The drills aimed to demonstrate the allies’ “capabilities to conduct a precision strike at the origin of provocations”, South Korea’s Joint Chiefs of Staff said.

On the same day, eight Japanese and four US fighter jets carried out a joint drill in airspace west of the country’s Kyushu region, according to Japan’s Joint Staff.

The forces “confirmed their readiness and demonstrated domestically and abroad the strong determination of Japan and the United States to deal with any situation”, it said in a statement.

Japanese Defence Minister Yasukazu Hamada said the missile could have been a Hwasong-12.

Pyongyang used Hwasong-12s the last two times it fired missiles over Japan — in August and September 2017 — tweeted Chad O’Carroll of specialist site NK News.

Japan activated its missile warning system and urged people in two northern regions of the country to take shelter early Tuesday.

Nuclear message

The Tuesday test is Pyongyang’s fifth missile launch in 10 days and sends a clear message to the United States, Park Won-gon, professor of North Korean Studies at Ewha University in Seoul, told AFP.

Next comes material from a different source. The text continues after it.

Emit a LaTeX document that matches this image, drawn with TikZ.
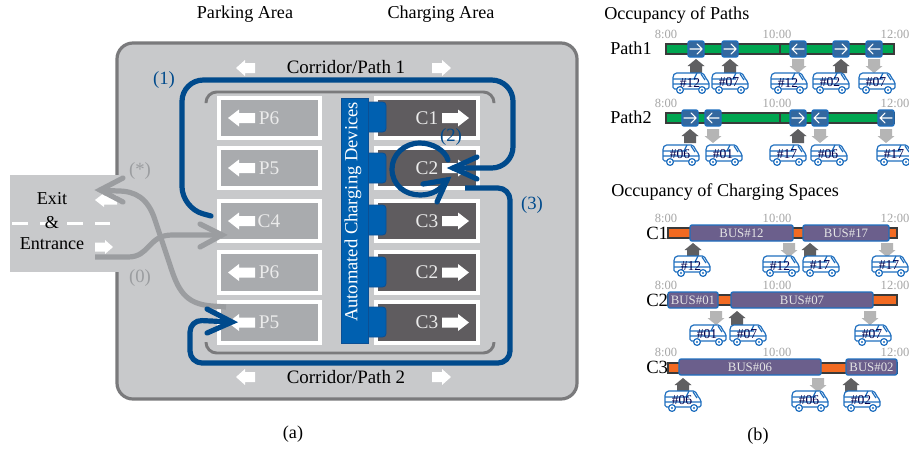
\documentclass[tikz,border=0pt]{standalone}
\usepackage{fontspec}
\setmainfont{Liberation Serif}
\definecolor{parkbg}{HTML}{C8C9CB}
\definecolor{edgegray}{HTML}{7A7A7C}
\definecolor{pfill}{HTML}{A9ABAE}
\definecolor{cfill}{HTML}{5F5C5F}
\definecolor{devblue}{HTML}{0060B0}
\definecolor{devedge}{HTML}{0B4F94}
\definecolor{routeblue}{HTML}{004A8C}
\definecolor{routegray}{HTML}{9B9DA0}
\definecolor{timegray}{HTML}{A5A5A5}
\definecolor{busblue}{HTML}{1F6FBF}
\definecolor{badge}{HTML}{33689F}
\definecolor{slot}{HTML}{6B5F8C}
\definecolor{greenbar}{HTML}{00A651}
\definecolor{orangebar}{HTML}{F26A21}
\definecolor{barline}{HTML}{3A3A3A}
\definecolor{arrdark}{HTML}{5F5F61}
\definecolor{arrlight}{HTML}{B5B5B5}
\tikzset{
  px/.style={font=\fontsize{#1}{#1}\selectfont},
  lbl/.style={px=13.6,text=black,inner sep=0pt},
  time/.style={px=9.4,text=timegray,inner sep=0pt},
  route/.style={draw=routeblue,line width=3.9pt,line cap=round,line join=round},
  chevron/.style={draw=routeblue,line width=3.9pt,line cap=round,line join=miter},
  grayroute/.style={draw=routegray,line width=3.9pt,line join=round},
  rlabel/.style={px=14,inner sep=0pt,text=routeblue},
  glabel/.style={px=14,inner sep=0pt,text=routegray},
  boxlbl/.style={px=14.5,inner sep=0pt,text=white!92!black},
  slotbox/.style={draw=busblue,fill=slot,line width=1pt,rounded corners=1.5pt},
  slottext/.style={px=9.6,inner sep=0pt,text=white!90!black},
  bar/.style={draw=barline,line width=1.1pt},
  bracket/.style={draw=edgegray,line width=2.2pt,rounded corners=8pt},
}
\newcommand{\blockarr}[8]{\fill[#8,shift={(#1,#2)},rotate=#3]
  (0,-#6) -- ({#4-#7},-#6) -- ({#4-#7},-#5) -- (#4,0) -- ({#4-#7},#5) -- ({#4-#7},#6) -- (0,#6) -- cycle;}
\newcommand{\uparr}[2]{\blockarr{#1}{#2}{90}{14}{8.5}{6}{7}{arrdark}}
\newcommand{\dnarr}[2]{\blockarr{#1}{#2}{-90}{14}{8.5}{6}{7}{arrlight}}
\newcommand{\busicon}[3]{
 \begin{scope}[shift={(#1,#2)},draw=busblue,line width=0.9pt,line join=round]
  \draw[fill=white,rounded corners=1.2pt] (-18,-7) -- (-16,-10) -- (12,-10) -- (16,-3) -- (18,-1) -- (18,6) -- (-18,6) -- cycle;
  \draw (-18,-4) -- (6,-4) (-18,1) -- (18,1) (6,-10) -- (3,-4) (10,-9) -- (14,-3);
  \foreach \wx in {-11,11}{\draw[fill=white] (\wx,7) circle[radius=3.4*0.75pt]; \fill[busblue] (\wx,7) circle[radius=1.2*0.75pt];}
  \node[px=10.2,inner sep=0pt,text=black!70!blue] (bus-#3-#1) at (-1,-0.5) {\##3};
 \end{scope}}
\newcommand{\badgeicon}[3]{
 \node[draw=busblue,fill=badge,line width=1pt,rounded corners=1.5pt,minimum size=12pt,inner sep=0pt] (badge-#1-#2) at (#1,#2) {};
 \begin{scope}[shift={(#1,#2)},rotate=#3]
  \draw[white,line width=0.8pt,line cap=round,line join=round] (-6,0) -- (6,0) (1,-5) -- (6,0) -- (1,5);
 \end{scope}}
\begin{document}
\begin{tikzpicture}[x=0.75pt,y=-0.75pt]
\clip (0,0) rectangle (909,451);
\fill[white] (0,0) rectangle (909,451);
% ---------- panel (a)
\node[lbl] (hpark) at (245,14) {Parking Area};
\node[lbl] (hcharge) at (441,14) {Charging Area};
\draw[edgegray,fill=parkbg,line width=2.4pt,rounded corners=12pt] (117,43) rectangle (577,399);
\fill[parkbg] (10,175) rectangle (119,272);
\foreach \a/\b in {12/28,40/54,67/83,95/110}{\fill[white] (\a,221.5) rectangle (\b,225);}
\node[lbl] (exit) at (52,199) {Exit};
\node[lbl] (amp) at (52,223) {\&};
\node[lbl] (entr) at (52,244) {Entrance};
\blockarr{117}{200}{180}{22}{7}{4.5}{9}{white}
\blockarr{95}{247}{0}{18}{7}{4.5}{8}{white}
\node[lbl,px=14.2] (cor1) at (346,67) {Corridor/Path 1};
\node[lbl,px=14.2] (cor2) at (346,377) {Corridor/Path 2};
\blockarr{255}{68}{180}{19}{8}{5}{9}{white}
\blockarr{432}{68}{0}{19}{8}{5}{9}{white}
\blockarr{255}{377}{180}{19}{8}{5}{9}{white}
\blockarr{432}{377}{0}{19}{8}{5}{9}{white}
\draw[bracket] (206,103) -- (206,92) -- (494,92) -- (494,103);
\draw[bracket] (206,342) -- (206,353) -- (494,353) -- (494,342);
\foreach \t/\b/\pl/\cl [count=\i] in {96/140/P6/C1,146/190/P5/C2,199/243/C4/C3,250/295/P6/C2,300/345/P5/C3}{
  \fill[white] (217,\t) rectangle (322,\b);
  \fill[pfill] (221,\t+4) rectangle (318,\b-4);
  \fill[white] (374,\t) rectangle (480,\b);
  \fill[cfill] (378,\t+4) rectangle (476,\b-4);
  \pgfmathsetmacro{\m}{(\t+\b)/2}
  \node[boxlbl] (pl\i) at (269,\m) {\pl};
  \node[boxlbl] (cl\i) at (427,\m) {\cl};
  \blockarr{255}{\m}{180}{27}{8.5}{5}{11}{white}
  \blockarr{442}{\m}{0}{27}{8.5}{5}{11}{white}
}
\foreach \t/\b in {102/132,153/183,205/235,257/287,307/337}{
  \draw[devedge,fill=devblue,line width=0.6pt,rounded corners=2.5pt] (360,\t) rectangle (386,\b);
}
\draw[devedge,fill=devblue,line width=0.6pt] (341,98) rectangle (368,343);
\node[px=13.9,inner sep=0pt,text=white,rotate=90] (acd) at (353,212) {Automated Charging Devices};
% routes
\coordinate (r0a) at (95,257);
\coordinate (r0b) at (222,235);
\draw[grayroute] (r0a) -- (128,257) .. controls (150,257) and (148,235) .. (172,235) -- (r0b);
\draw[grayroute,line cap=round,line join=miter] (200,224) -- (r0b) -- (200,247);
\coordinate (rsa) at (226,307);
\coordinate (rsb) at (100,190);
\draw[grayroute] (rsa) -- (212,306) .. controls (185,304) and (178,290) .. (170,265) -- (155,220) .. controls (148,198) and (135,191) .. (118,191) -- (rsb);
\draw[grayroute,line cap=round,line join=miter] (123,178) -- (rsb) -- (123,202);
\coordinate (r1a) at (211,216);
\coordinate (r1b) at (453,168);
\draw[route,rounded corners=16pt] (r1a) -- (182,208) -- (182,80) -- (513,80) -- (513,168) -- (r1b);
\draw[chevron] (477,157) -- (r1b) -- (477,179);
\coordinate (r2a) at (448,160);
\coordinate (r2b) at (447,180);
\draw[route] (r2a) .. controls (445,150) and (432,143) .. (420,143) .. controls (404,143) and (392,155) .. (392,169) .. controls (392,185) and (405,195) .. (420,195) .. controls (432,195) and (441,190) .. (r2b);
\draw[chevron] (423,184) -- (r2b) -- (437,202);
\coordinate (r3a) at (465,188);
\coordinate (r3b) at (232,322);
\draw[route,line cap=butt,rounded corners=9pt] (r3a) -- (510,188) -- (510,363) -- (190,363) -- (190,320) -- (r3b);
\draw[chevron] (207,309) -- (r3b) -- (207,333);
\node[rlabel] (n1) at (164,80) {(1)};
\node[rlabel] (n2) at (451,137) {(2)};
\node[rlabel] (n3) at (532,205) {(3)};
\node[glabel] (ns) at (140,171) {(*)};
\node[glabel] (n0) at (140,278) {(0)};
\node[lbl] (capa) at (293,434) {(a)};
% ---------- panel (b) paths
\node[lbl,anchor=west] (occ1) at (604,15) {Occupancy of Paths};
\node[lbl,anchor=west] (p1) at (610,48) {Path1};
\node[lbl,anchor=west] (p2) at (610,117) {Path2};
\node[lbl,anchor=west] (occ2) at (611,192) {Occupancy of Charging Spaces};
\foreach \y in {34,103}{
 \node[time] (ta\y) at (666,\y) {8:00};
 \node[time] (tb\y) at (777,\y) {10:00};
 \node[time] (tc\y) at (895,\y) {12:00};
}
\draw[bar,fill=greenbar] (666,44) rectangle (894,54);
\draw[bar] (780,44) -- (780,54);
\draw[bar,fill=greenbar] (666,113) rectangle (894,123);
\draw[bar] (780,113) -- (780,123);
\foreach \x/\a in {696/0,730/0,798/180,841/0,874/180}{\badgeicon{\x}{49}{\a}}
\foreach \x/\a in {690/0,713/180,798/0,820/180,886/180}{\badgeicon{\x}{118}{\a}}
\foreach \x in {696,730,841}{\uparr{\x}{73}}
\foreach \x in {798,874}{\dnarr{\x}{59}}
\foreach \x in {690,798}{\uparr{\x}{143}}
\foreach \x in {713,820,886}{\dnarr{\x}{129}}
\busicon{691}{83}{12}\busicon{730}{83}{07}\busicon{789}{83}{12}\busicon{831}{83}{02}\busicon{877}{83}{07}
\busicon{681}{155}{06}\busicon{724}{155}{01}\busicon{788}{155}{17}\busicon{829}{155}{06}\busicon{895}{155}{17}
% ---------- panel (b) charging spaces
\foreach \n/\y/\ty/\ly in {C1/228/218/233,C2/295/285/300,C3/363/352/367}{
 \node[lbl,anchor=west,px=14] (cn\n) at (646,\ly) {\n};
 \node[time] (sa\n) at (666,\ty) {8:00};
 \node[time] (sb\n) at (777,\ty) {10:00};
 \node[time] (sc\n) at (895,\ty) {12:00};
 \draw[bar,fill=orangebar] (668,\y) rectangle (897,\y+10);
}
\foreach \a/\b/\t/\lab in {690/793/225/12,803/889/225/17,668/718/292/01,731/873/292/07,679/821/359/06,846/897/359/02}{
 \draw[slotbox] (\a,\t) rectangle (\b,\t+16);
 \pgfmathsetmacro{\mx}{(\a+\b)/2}
 \node[slottext] (slot-\lab) at (\mx,\t+8) {BUS\#\lab};
}
\uparr{693}{257}\dnarr{789}{243}\uparr{810}{257}\dnarr{887}{243}
\dnarr{716}{311}\uparr{737}{325}\dnarr{870}{311}
\uparr{683}{392}\dnarr{818}{378}\uparr{851}{392}
\busicon{692}{266}{12}\busicon{781}{266}{12}\busicon{821}{266}{17}\busicon{890}{266}{17}
\busicon{708}{335}{01}\busicon{748}{335}{07}\busicon{873}{335}{07}
\busicon{683}{401}{06}\busicon{810}{401}{06}\busicon{862}{401}{02}
\node[lbl] (capb) at (758,436) {(b)};
\end{tikzpicture}
\end{document}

The missiles “put South Korea, Japan, and Guam within range” and show that Pyongyang could hit US bases with nukes if war broke out on the Korean peninsula, he said.

“As these are missiles that can carry nuclear warheads, the launch also has a political goal of once again declaring North Korea a de facto nuclear power and showing its complete denuclearisation is impossible,” Park added.

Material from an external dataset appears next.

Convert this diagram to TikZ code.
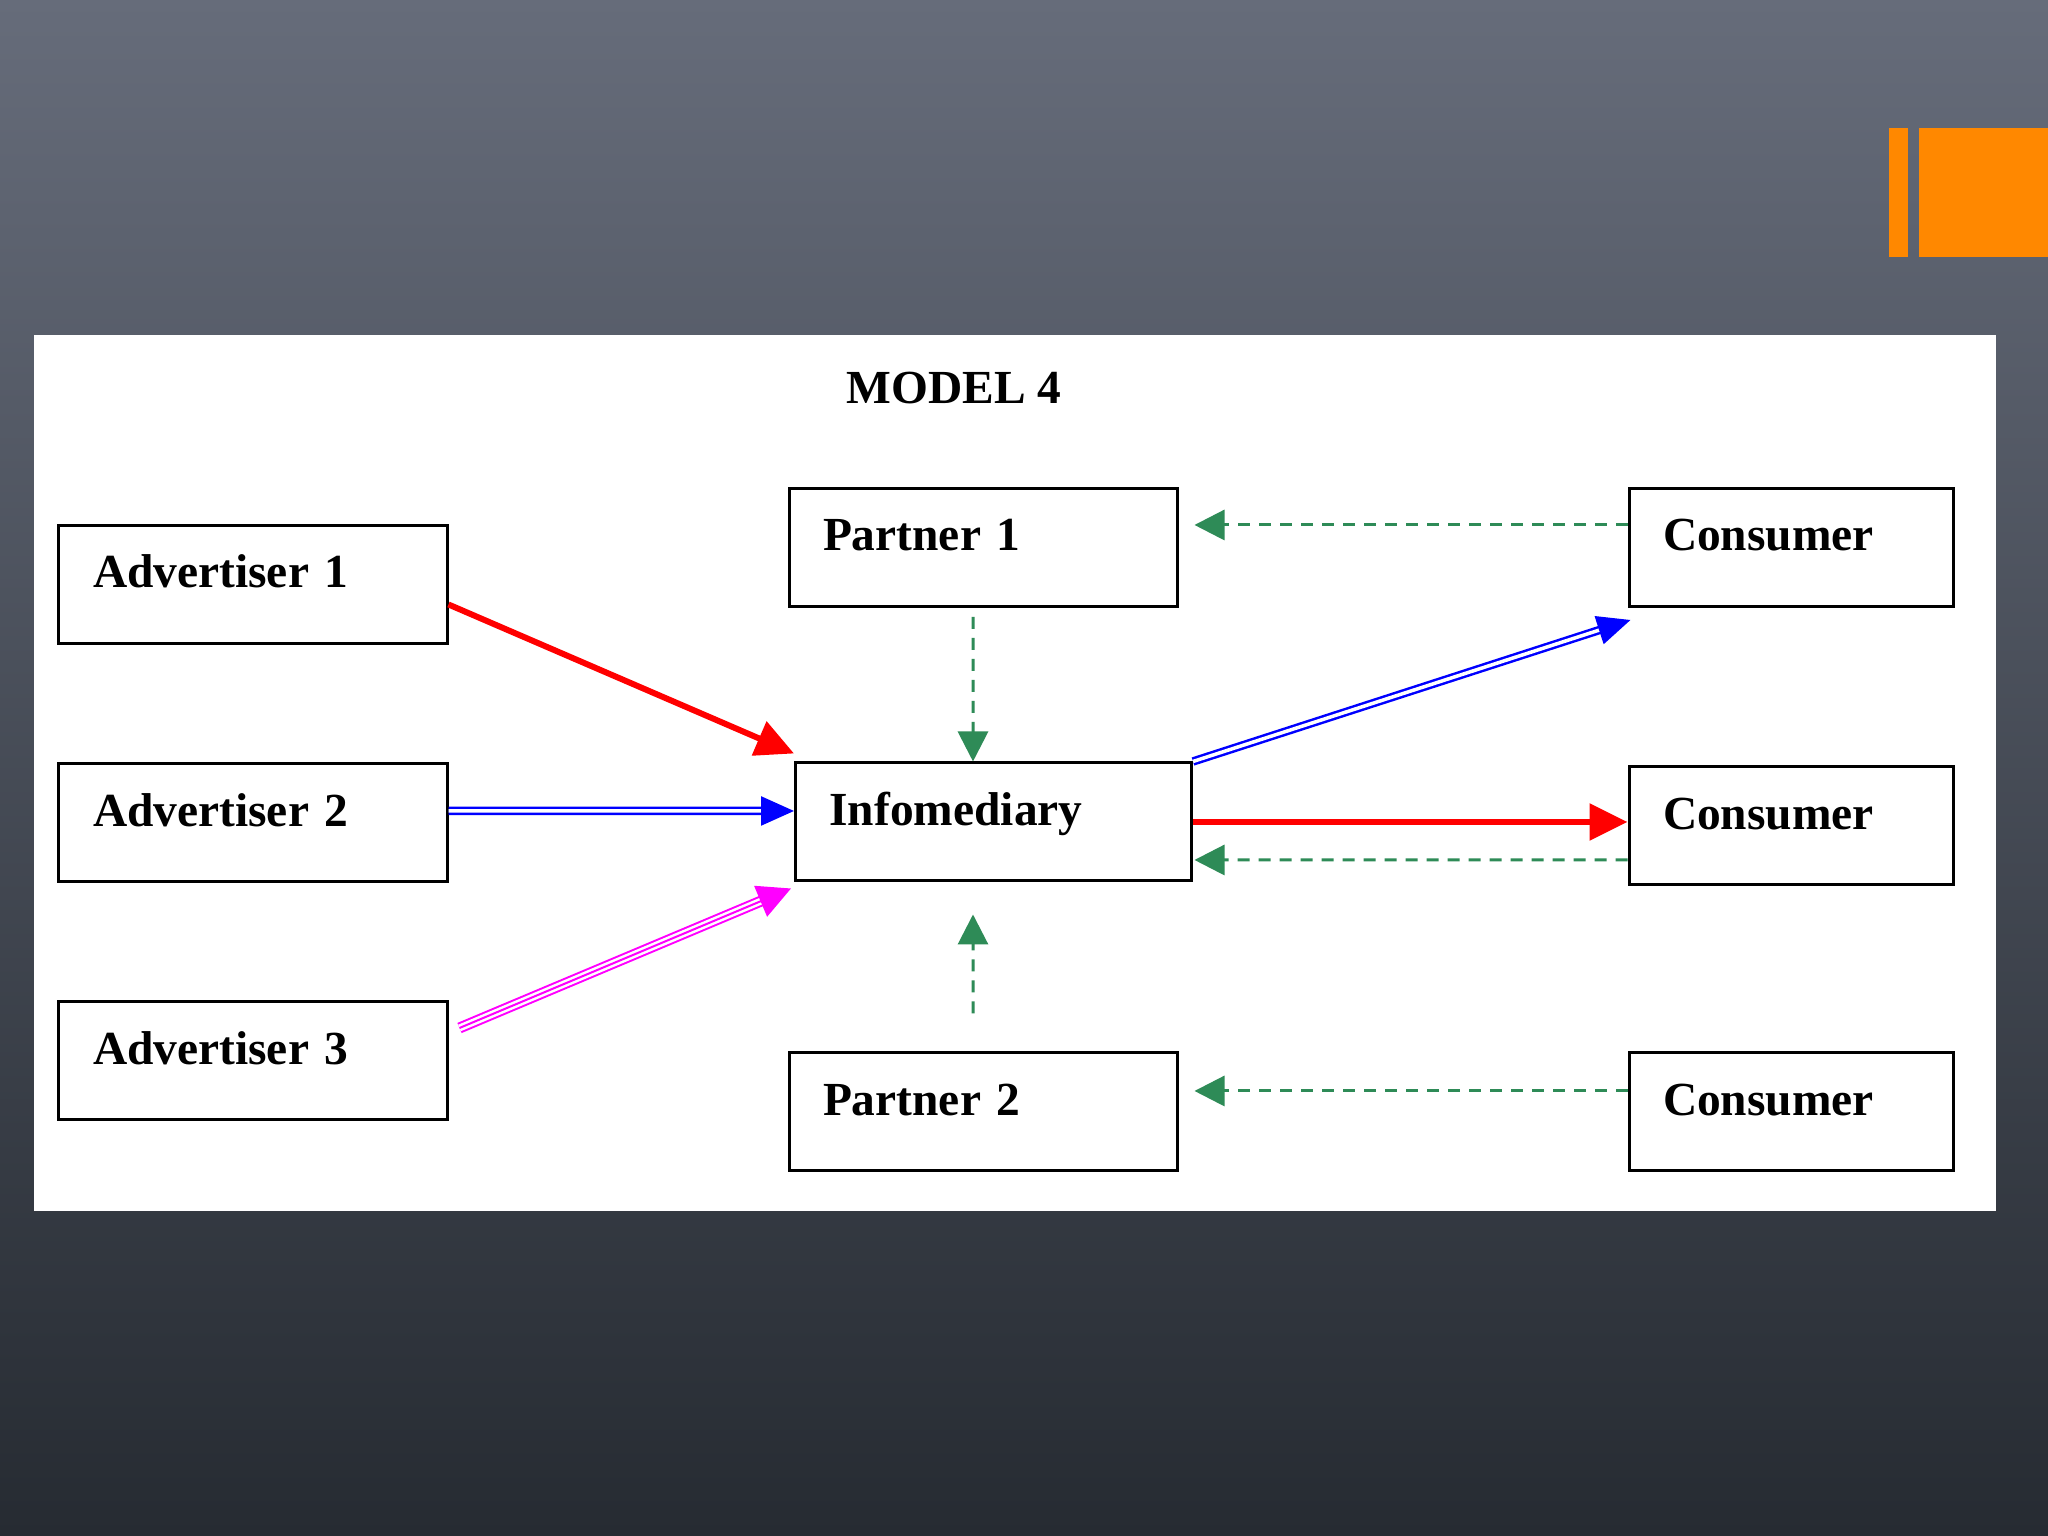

Seoul, Tokyo and Washington have been ramping up joint military drills to counter Pyongyang’s growing threats, staging the first trilateral anti-submarine drills in five years Friday.

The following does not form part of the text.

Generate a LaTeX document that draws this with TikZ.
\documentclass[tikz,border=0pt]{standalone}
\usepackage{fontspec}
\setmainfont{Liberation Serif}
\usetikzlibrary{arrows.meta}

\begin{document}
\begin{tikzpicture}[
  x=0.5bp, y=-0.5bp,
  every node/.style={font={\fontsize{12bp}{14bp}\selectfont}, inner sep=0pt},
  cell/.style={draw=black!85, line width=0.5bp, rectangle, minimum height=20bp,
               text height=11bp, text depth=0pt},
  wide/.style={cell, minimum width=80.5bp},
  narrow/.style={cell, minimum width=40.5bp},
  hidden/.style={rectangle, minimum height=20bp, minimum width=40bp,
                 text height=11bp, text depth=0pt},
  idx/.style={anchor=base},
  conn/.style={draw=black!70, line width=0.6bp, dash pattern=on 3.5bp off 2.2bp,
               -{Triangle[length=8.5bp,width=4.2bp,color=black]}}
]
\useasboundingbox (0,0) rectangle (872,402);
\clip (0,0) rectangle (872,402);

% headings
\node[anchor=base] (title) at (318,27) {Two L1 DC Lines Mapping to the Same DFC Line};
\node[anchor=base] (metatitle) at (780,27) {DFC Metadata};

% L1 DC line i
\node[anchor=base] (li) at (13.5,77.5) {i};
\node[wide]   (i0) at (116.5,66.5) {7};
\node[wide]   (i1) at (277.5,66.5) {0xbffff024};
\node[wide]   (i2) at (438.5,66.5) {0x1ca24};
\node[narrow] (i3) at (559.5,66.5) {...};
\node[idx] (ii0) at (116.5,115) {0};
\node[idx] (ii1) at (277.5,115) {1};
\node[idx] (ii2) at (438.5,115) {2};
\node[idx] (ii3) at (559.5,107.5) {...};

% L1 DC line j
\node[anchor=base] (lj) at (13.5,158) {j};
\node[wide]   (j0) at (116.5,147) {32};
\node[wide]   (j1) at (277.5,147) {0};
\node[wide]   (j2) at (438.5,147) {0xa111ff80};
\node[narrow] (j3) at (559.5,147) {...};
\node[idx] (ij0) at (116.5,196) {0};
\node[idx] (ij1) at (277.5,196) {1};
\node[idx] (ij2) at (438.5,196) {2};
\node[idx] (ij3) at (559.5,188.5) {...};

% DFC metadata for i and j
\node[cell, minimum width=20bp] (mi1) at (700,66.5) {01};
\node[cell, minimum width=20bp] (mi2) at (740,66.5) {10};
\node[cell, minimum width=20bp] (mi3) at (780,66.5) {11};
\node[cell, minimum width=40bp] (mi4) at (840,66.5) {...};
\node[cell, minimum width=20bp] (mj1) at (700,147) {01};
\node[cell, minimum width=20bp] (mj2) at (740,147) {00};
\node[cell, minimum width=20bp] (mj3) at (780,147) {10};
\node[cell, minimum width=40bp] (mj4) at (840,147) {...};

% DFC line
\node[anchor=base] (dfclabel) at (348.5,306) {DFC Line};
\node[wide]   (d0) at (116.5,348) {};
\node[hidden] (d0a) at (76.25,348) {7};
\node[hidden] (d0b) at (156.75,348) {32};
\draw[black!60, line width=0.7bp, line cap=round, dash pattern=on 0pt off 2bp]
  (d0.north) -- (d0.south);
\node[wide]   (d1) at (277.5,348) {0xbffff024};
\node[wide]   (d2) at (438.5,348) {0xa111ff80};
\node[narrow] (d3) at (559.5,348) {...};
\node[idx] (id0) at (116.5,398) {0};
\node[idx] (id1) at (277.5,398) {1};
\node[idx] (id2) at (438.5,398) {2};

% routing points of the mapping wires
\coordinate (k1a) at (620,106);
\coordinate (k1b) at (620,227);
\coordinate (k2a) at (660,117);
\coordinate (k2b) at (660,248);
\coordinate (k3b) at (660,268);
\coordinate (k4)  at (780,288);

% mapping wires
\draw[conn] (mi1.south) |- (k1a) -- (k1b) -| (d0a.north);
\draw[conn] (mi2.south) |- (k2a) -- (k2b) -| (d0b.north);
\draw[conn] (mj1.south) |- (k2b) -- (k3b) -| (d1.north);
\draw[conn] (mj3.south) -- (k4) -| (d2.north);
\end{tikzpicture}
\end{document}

That came just days after the US and South Korean navies conducted large-scale exercises.

Such drills infuriate North Korea, which sees them as rehearsals for an invasion.

US Vice President Kamala Harris visited Seoul last week and toured the heavily fortified Demilitarized Zone that divides the Korean peninsula, on a trip to underscore her country’s commitment to South Korea’s defence.

About 28,500 US troops are stationed in South Korea to help protect it from the North.

‘Very aggressive’

Firing a missile over Japan represented a “significant escalation” by North Korea, said Leif-Eric Easley, a professor at Ewha University.

“Pyongyang is still in the middle of a provocation and testing cycle,” he added.

South Korean and US officials have been warning for months that Kim is preparing to conduct another nuclear test, saying last week that this could happen soon after Pyongyang’s key ally China holds a Communist Party congress from October 16.

Pyongyang has tested nuclear weapons six times since 2006, most recently in 2017.

“North Korea always starts with a low-level provocation and gradually raises the level to attract media attention from all over the world,” said Go Myong-hyun, a researcher at the Asan Institute for Policy Studies.

“Their final provocation will probably be a nuclear test,” he said, adding that North Korea had taken the unusual and “very aggressive” step of overflying Japan to attract more attention.

“By launching the missile over Japan, they are showing that their nuclear threat is not just targeting South Korea.”